On Thursday, the British district judge who heard Assange's bail request mocked him and laughed when Assange's lawyers requested a fair hearing. "His assertion that he has not had a fair hearing is laughable," said judge Michael Snow. "And his behavior is that of a narcissist who cannot get beyond his own selfish interests." Assange has been sent to Belmarsh, a maximum security prison for terrorists and other high-risk detainees, where half of all prisoners are allowed to leave their cells for only two hours a week.
There is no question that Assange will be denied the right to a fair trial in the US, where the entire political and media establishment has already pronounced his guilt. In whatever "trial" takes place, Assange's lawyers will be regularly denied the right to review evidence against their client on the grounds that it is "classified" for "national security" purposes.
The conspiracy against Assange confirms the absence of any constituency for the defense of democratic rights in the ruling class.

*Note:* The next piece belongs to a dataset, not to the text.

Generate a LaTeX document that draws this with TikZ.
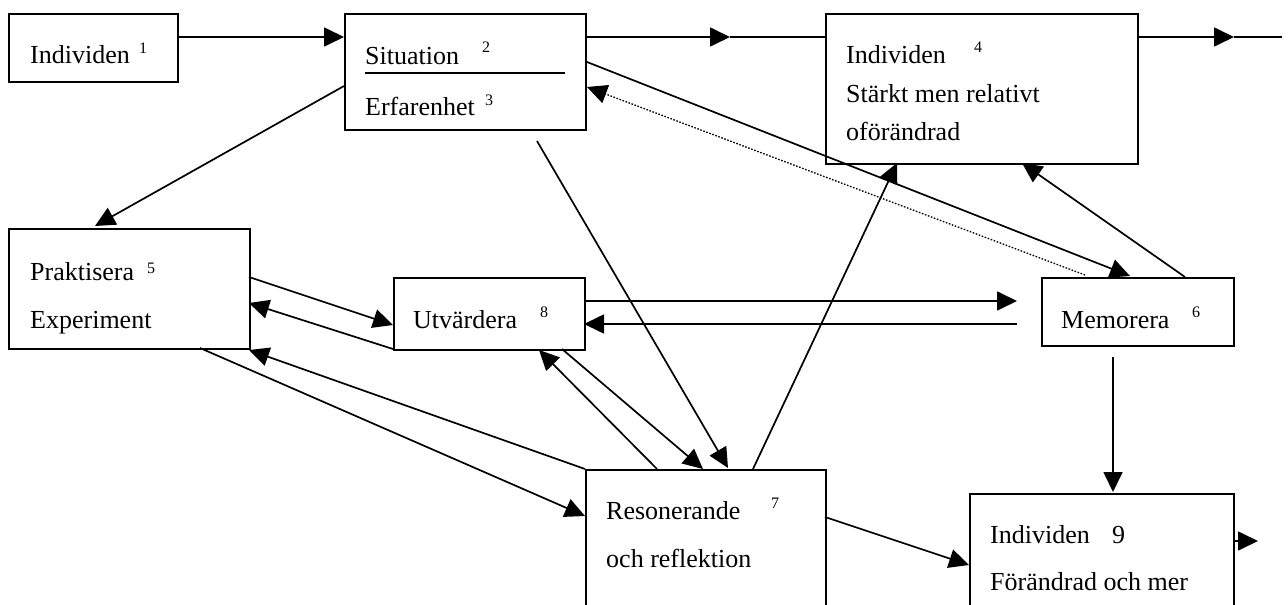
\documentclass[tikz,border=0pt]{standalone}
\usepackage{fontspec}
\setmainfont{Liberation Serif}
\usetikzlibrary{arrows.meta,calc}
\begin{document}
\begin{tikzpicture}[x=1pt,y=-1pt,
  box/.style={draw, line width=2pt, inner sep=0pt, anchor=north west},
  txt/.style={anchor=base west, inner sep=0pt, font=\fontsize{26}{30}\selectfont},
  sup/.style={anchor=base west, inner sep=0pt, font=\fontsize{16}{18}\selectfont},
  con/.style={line width=1.7pt},
  arr/.style={con, -{Triangle[length=20pt,width=19pt]}},
  dot/.style={line width=1.3pt, dash pattern=on 1.6pt off 1.6pt, -{Triangle[length=20pt,width=19pt]}}]
\useasboundingbox (0,0) rectangle (1288,605);
\clip (0,0) rectangle (1288,605);
% boxes
\node[box, minimum width=169pt, minimum height=68pt]  (ind1) at (8,13) {};
\node[box, minimum width=241pt, minimum height=116pt] (sit)  at (344,13) {};
\node[box, minimum width=312pt, minimum height=150pt] (ind4) at (825,13) {};
\node[box, minimum width=241pt, minimum height=120pt] (prak) at (8,228) {};
\node[box, minimum width=191pt, minimum height=72pt]  (utv)  at (393,277) {};
\node[box, minimum width=192pt, minimum height=68pt]  (mem)  at (1041,277) {};
\node[box, minimum width=240pt, minimum height=160pt] (res)  at (585,469) {};
\node[box, minimum width=264pt, minimum height=140pt] (ind9) at (969,493) {};
% texts
\node[txt] (t1)  at (30,63)   {Individen};
\node[sup] (s1)  at (139,53)  {1};
\node[txt] (t2)  at (365,64)  {Situation};
\node[sup] (s2)  at (482,52)  {2};
\draw[line width=1.7pt] (365,73) coordinate (ul1) -- (565,73) coordinate (ul2);
\node[txt] (t3)  at (365,115) {Erfarenhet};
\node[sup] (s3)  at (485,105) {3};
\node[txt] (t4)  at (846,63)  {Individen};
\node[sup] (s4)  at (974,52)  {4};
\node[txt] (t4b) at (846,102) {Stärkt men relativt};
\node[txt] (t4c) at (846,140) {oförändrad};
\node[txt] (t5)  at (30,280)  {Praktisera};
\node[sup] (s5)  at (147,273) {5};
\node[txt] (t5b) at (30,328)  {Experiment};
\node[txt] (t8)  at (413,328) {Utvärdera};
\node[sup] (s8)  at (540,317) {8};
\node[txt] (t6)  at (1061,328) {Memorera};
\node[sup] (s6)  at (1192,317) {6};
\node[txt] (t7)  at (606,519) {Resonerande};
\node[sup] (s7)  at (771,508) {7};
\node[txt] (t7b) at (606,567) {och reflektion};
\node[txt] (t9)  at (990,543) {Individen};
\node[txt] (n9)  at (1112,543) {9};
\node[txt] (t9b) at (990,590) {Förändrad och mer};
% coordinates
\coordinate (m1) at (730,37);
\coordinate (m2) at (1234,37);
\coordinate (endr) at (1282,37);
\coordinate (sitA) at (344,86);
\coordinate (prakT) at (95,226);
\coordinate (sitB) at (537,141);
\coordinate (resT1) at (728,468);
\coordinate (sitC) at (587,62);
\coordinate (memT1) at (1130,276);
\coordinate (memD) at (1085,275);
\coordinate (sitD) at (587,87);
\coordinate (memE) at (1185,277);
\coordinate (ind4T1) at (1022,163);
\coordinate (resA) at (753,469);
\coordinate (ind4T2) at (897,163);
\coordinate (prakA) at (249,277);
\coordinate (utvT1) at (393,325);
\coordinate (utvA) at (393,349);
\coordinate (prakT2) at (249,303);
\coordinate (utvB) at (584,301);
\coordinate (memT2) at (1017,301);
\coordinate (memF) at (1017,324);
\coordinate (utvT2) at (584,324);
\coordinate (prakB) at (200,348);
\coordinate (resT2) at (585,516);
\coordinate (resB) at (585,469);
\coordinate (prakT3) at (249,350);
\coordinate (resC) at (657,469);
\coordinate (utvT3) at (539,350);
\coordinate (utvC) at (562,349);
\coordinate (resT3) at (703,469);
\coordinate (memG) at (1113,357);
\coordinate (ind9T) at (1113,492);
\coordinate (resD) at (825,517);
\coordinate (ind9T2) at (969,565);
\coordinate (ind9R) at (1233,541);
\coordinate (ind9RT) at (1258,541);
% connectors
\draw[arr] ($(ind1.north east)+(0,24)$) -- ($(sit.north west)+(0,24)$);
\draw[arr] ($(sit.north east)+(0,24)$) -- (m1);
\draw[con] (m1) -- ($(ind4.north west)+(0,24)$);
\draw[arr] ($(ind4.north east)+(0,24)$) -- (m2);
\draw[con] (m2) -- (endr);
\draw[arr] (sitA) -- (prakT);
\draw[arr] (sitB) -- (resT1);
\draw[arr] (sitC) -- (memT1);
\draw[dot] (memD) -- (sitD);
\draw[arr] (memE) -- (ind4T1);
\draw[arr] (resA) -- (ind4T2);
\draw[arr] (prakA) -- (utvT1);
\draw[arr] (utvA) -- (prakT2);
\draw[arr] (utvB) -- (memT2);
\draw[arr] (memF) -- (utvT2);
\draw[arr] (prakB) -- (resT2);
\draw[arr] (resB) -- (prakT3);
\draw[arr] (resC) -- (utvT3);
\draw[arr] (utvC) -- (resT3);
\draw[arr] (memG) -- (ind9T);
\draw[arr] (resD) -- (ind9T2);
\draw[arr] (ind9R) -- (ind9RT);
\end{tikzpicture}
\end{document}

To the leaders of the democratic revolutions of the 18th century, the practices now called extraordinary rendition recalled the dark and crowded dungeons of Charles II and Louis XIV, filled with political prisoners. The bourgeois revolutions in France and the United States abolished arbitrary detention and torture as the hated method of political reaction, upholding the right of due process, habeas corpus, and freedom from cruel and unusual punishment. Under international law today, extraordinary rendition is a crime against humanity according to the Nuremberg principles.
If the ruling class can conduct this operation against Assange without any opposition from the political or media establishment, then any crime is possible. All the while, "left" figures like Jeremy Corbyn go along with the lie, absolving themselves of any responsibility.

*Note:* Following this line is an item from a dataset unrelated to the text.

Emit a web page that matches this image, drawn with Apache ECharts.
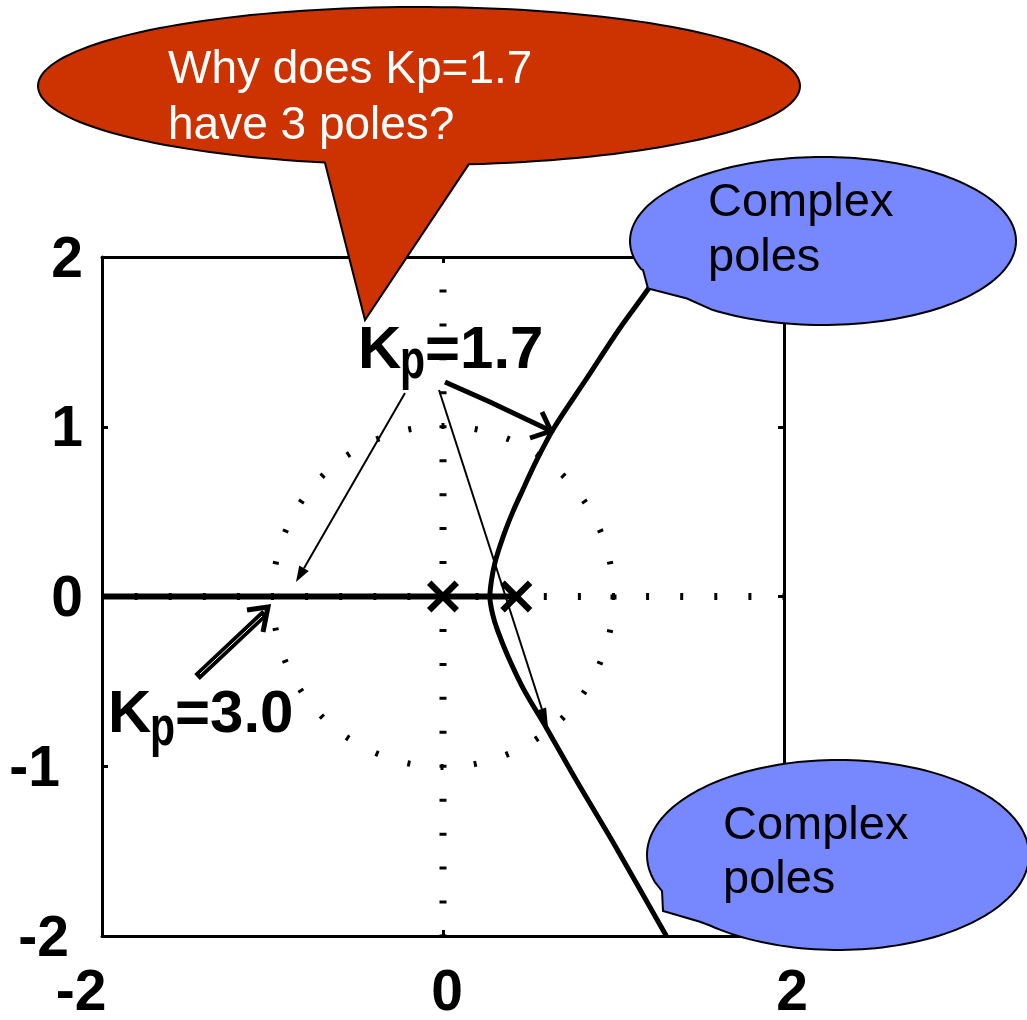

As for the British government, its brutal handling of Assange contrasts with its response to Chilean dictator Augusto Pinochet, who fought an extradition request after Spanish judge Baltasar Garzon attempted to prosecute Pinochet in Spain for mass murder. In 2000, the Labour government of then-Prime Minister Tony Blair refused to extradite Pinochet and ordered his release from house arrest at his mansion in Surrey.

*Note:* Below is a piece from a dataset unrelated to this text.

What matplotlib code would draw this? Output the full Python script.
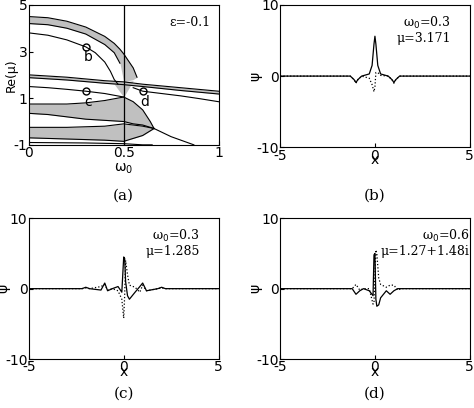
import matplotlib
matplotlib.use("Agg")
import matplotlib.pyplot as plt
import numpy as np

plt.rcParams['font.family'] = ['DejaVu Sans']
plt.rcParams['axes.unicode_minus'] = False

# ---- panel (a) band data ----
w_a = [0, 0.1, 0.2, 0.3, 0.4, 0.45, 0.48, 0.5, 0.55, 0.57]
bandA_hi = [4.5, 4.45, 4.3, 4.05, 3.65, 3.35, 3.1, 2.9, 2.3, 1.9]
bandA_lo = [4.2, 4.15, 4.0, 3.75, 3.3, 2.95, 2.5, 1.7, 1.8, 1.9]
w_b = [0, 0.2, 0.4, 0.5, 0.6, 0.8, 1.0]
bandB_hi = [2.0, 1.9, 1.75, 1.7, 1.6, 1.45, 1.3]
bandB_lo = [1.88, 1.78, 1.64, 1.58, 1.5, 1.33, 1.18]
w_t = [0.45, 0.5, 0.55]
tri_hi = [1.6, 1.7, 1.75]
tri_lo = [1.6, 1.05, 1.75]
w_c = [0, 0.1, 0.2, 0.3, 0.4, 0.5, 0.55, 0.6, 0.64, 0.66]
bandC_hi = [0.75, 0.75, 0.75, 0.8, 0.9, 1.05, 0.85, 0.5, 0.0, -0.3]
bandC_lo = [0.35, 0.3, 0.2, 0.1, 0.05, 0.0, -0.1, -0.15, -0.25, -0.3]
w_d = [0, 0.2, 0.4, 0.5, 0.6, 0.66]
bandD_hi = [-0.25, -0.25, -0.2, -0.1, -0.2, -0.3]
bandD_lo = [-0.7, -0.75, -0.8, -0.85, -0.6, -0.3]
# white-pocket / extra lines
w_bl = [0, 0.1, 0.2, 0.3, 0.35, 0.4, 0.43, 0.45, 0.47]
line_b = [3.8, 3.7, 3.5, 3.2, 2.95, 2.55, 2.15, 1.8, 1.6]
w_cl = [0, 0.1, 0.2, 0.3, 0.4, 0.5]
line_c = [1.5, 1.45, 1.38, 1.3, 1.2, 1.05]
w_dl = [0.55, 0.6, 0.7, 0.8, 0.9, 1.0]
line_d = [1.45, 1.3, 1.2, 1.1, 0.98, 0.85]
w_tail = [0.66, 0.75, 0.87]
tail = [-0.3, -0.65, -1.0]
w_bot = [0, 0.3, 0.5, 0.6, 0.65]
bot1 = [-0.9, -0.92, -0.95, -1.0, -1.0]
pts_w = [0.3, 0.3, 0.6]
pts_mu = [3.2, 1.3, 1.3]
pts_lab = ['b', 'c', 'd']

# ---- profile data ----
x_b = [-5, -1.3, -1.1, -1.0, -0.9, -0.7, -0.3, -0.15, -0.05, 0, 0.05, 0.15, 0.3, 0.7, 0.9, 1.0, 1.1, 1.3, 5]
sol_b = [0, 0, -0.5, -0.9, -0.5, 0, 0.3, 1.5, 4.5, 5.6, 4.5, 1.5, 0.3, 0, -0.5, -0.9, -0.5, 0, 0]
dot_b = [0, 0, -0.5, -1.0, -0.5, 0, -0.3, -1.2, -2.2, -1.5, 0.5, 0.5, 0.1, 0, -0.5, -1.0, -0.5, 0, 0]
x_c = [-5, -2.2, -2.0, -1.8, -1.2, -1.0, -0.85, -0.6, -0.3, -0.1, 0, 0.05, 0.1, 0.2, 0.3, 0.6, 0.85, 1.0, 1.2, 1.8, 2.0, 2.2, 5]
sol_c = [0, 0, 0.2, 0, -0.2, 0.8, -0.3, 0, 0.3, -0.5, 4.5, 4.3, 1.0, -1.0, -1.5, -0.5, 0.3, 0.8, -0.3, 0, 0.2, 0, 0]
dot_c = [0, 0, 0.1, 0, 0.3, 0.6, -0.2, 0, -0.3, -1.5, -4.2, -1.0, 4.0, 2.0, 0.5, 0.2, -0.5, 0.5, -0.3, 0, 0.1, 0, 0]
x_d = [-5, -1.2, -1.0, -0.8, -0.6, -0.3, -0.1, -0.05, 0, 0.05, 0.1, 0.2, 0.3, 0.6, 0.8, 1.0, 1.2, 1.4, 5]
sol_d = [0, 0, -0.8, -0.3, 0, -0.3, -1.0, 4.8, 5.0, -1.5, -2.5, -2.3, -1.3, -0.3, -0.8, -0.3, 0, 0, 0]
dot_d = [0, 0, 0.6, -0.2, 0, 0, -2.2, -2.0, 2.0, 5.5, 5.0, 1.5, 0.6, 0.2, 0.5, 0.5, -0.2, 0, 0]

fig = plt.figure(figsize=(4.74, 4.08), dpi=100)
tick_kw = dict(direction='in', labelsize=10, length=3, pad=1)

ax = fig.add_axes([0.061, 0.645, 0.40, 0.343])
g = '#c0c0c0'
ax.fill_between(w_a, bandA_lo, bandA_hi, color=g, lw=0)
ax.fill_between(w_b, bandB_lo, bandB_hi, color=g, lw=0)
ax.fill_between(w_t, tri_lo, tri_hi, color=g, lw=0)
ax.fill_between(w_c, bandC_lo, bandC_hi, color=g, lw=0)
ax.fill_between(w_d, bandD_lo, bandD_hi, color=g, lw=0)
for xx, yy in [(w_a, bandA_hi), (w_b, bandB_hi), (w_b, bandB_lo),
               (w_c, bandC_hi), (w_c, bandC_lo), (w_d, bandD_hi), (w_d, bandD_lo),
               (w_bl, line_b), (w_cl, line_c), (w_dl, line_d), (w_tail, tail), (w_bot, bot1)]:
    ax.plot(xx, yy, color='k', lw=0.8)
ax.plot(w_a[:7], bandA_lo[:7], color='k', lw=0.8)
ax.axvline(0.5, color='k', lw=0.9)
ax.plot(pts_w, pts_mu, 'o', mfc='none', mec='k', ms=5)
for w, m, l in zip(pts_w, pts_mu, pts_lab):
    ax.text(w + 0.01, m - 0.15, l, ha='center', va='top', fontsize=10)
ax.text(0.96, 4.1, 'ε=-0.1', ha='right', fontsize=9, family='DejaVu Serif')
ax.set_xlim(0, 1); ax.set_ylim(-1, 5)
ax.set_xticks([0, 0.5, 1]); ax.set_xticklabels(['0', '0.5', '1'])
ax.set_yticks([-1, 1, 3, 5])
ax.tick_params(**tick_kw)
ax.set_xlabel('ω$_0$', fontsize=10, labelpad=1)
ax.set_ylabel('Re(μ)', fontsize=9, labelpad=-3)
fig.text(0.26, 0.51, '(a)', ha='center', fontsize=11, family='DejaVu Serif')

def prof(rect, xs, s, d, label, lines, lab_y, txt_x=0.9):
    a = fig.add_axes(rect)
    a.plot(xs, s, color='k', lw=0.9)
    a.plot(xs, d, color='k', lw=0.9, ls=':')
    a.set_xlim(-5, 5); a.set_ylim(-10, 10)
    a.set_xticks([-5, 0, 5]); a.set_yticks([-10, 0, 10])
    a.tick_params(**tick_kw)
    a.set_xlabel('x', fontsize=10, labelpad=-7)
    a.set_ylabel('ψ', fontsize=10, labelpad=-4)
    a.text(txt_x, 0.93, lines, transform=a.transAxes, ha='right', va='top',
           fontsize=9, family='DejaVu Serif', linespacing=1.1)
    fig.text(rect[0] + rect[2] / 2, lab_y, label, ha='center', fontsize=11, family='DejaVu Serif')
    return a

prof([0.591, 0.639, 0.40, 0.349], x_b, sol_b, dot_b, '(b)', 'ω$_0$=0.3\nμ=3.171', 0.51)
prof([0.061, 0.12, 0.40, 0.345], x_c, sol_c, dot_c, '(c)', 'ω$_0$=0.3\nμ=1.285', 0.025)
prof([0.591, 0.12, 0.40, 0.345], x_d, sol_d, dot_d, '(d)', 'ω$_0$=0.6\nμ=1.27+1.48i', 0.025, txt_x=1.0)

fig.savefig('out.png', dpi=100)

"The attempted trial of an accused in the condition diagnosed in Senator Pinochet on the charges which have been made against him in this case could not be a fair trial in any country and would violate Article Six of the European Convention on Human Rights," the Home Office wrote at the time.
While the dictator Pinochet murdered and tortured thousands of workers and socialists after taking power in the September 11, 1973 coup, Julian Assange published evidence of US war crimes. He is hated by the international ruling class because he has done significant damage to the interests of imperialism.
The seven years since Assange was forced to seek refuge in the Ecuadorian embassy have seen the reemergence of the class struggle on an international scale. It is this powerful social force -- the working class -- that must be mobilized to defend democratic rights and secure the liberation of class-war prisoners like Chelsea Manning, Edward Snowden and Julian Assange.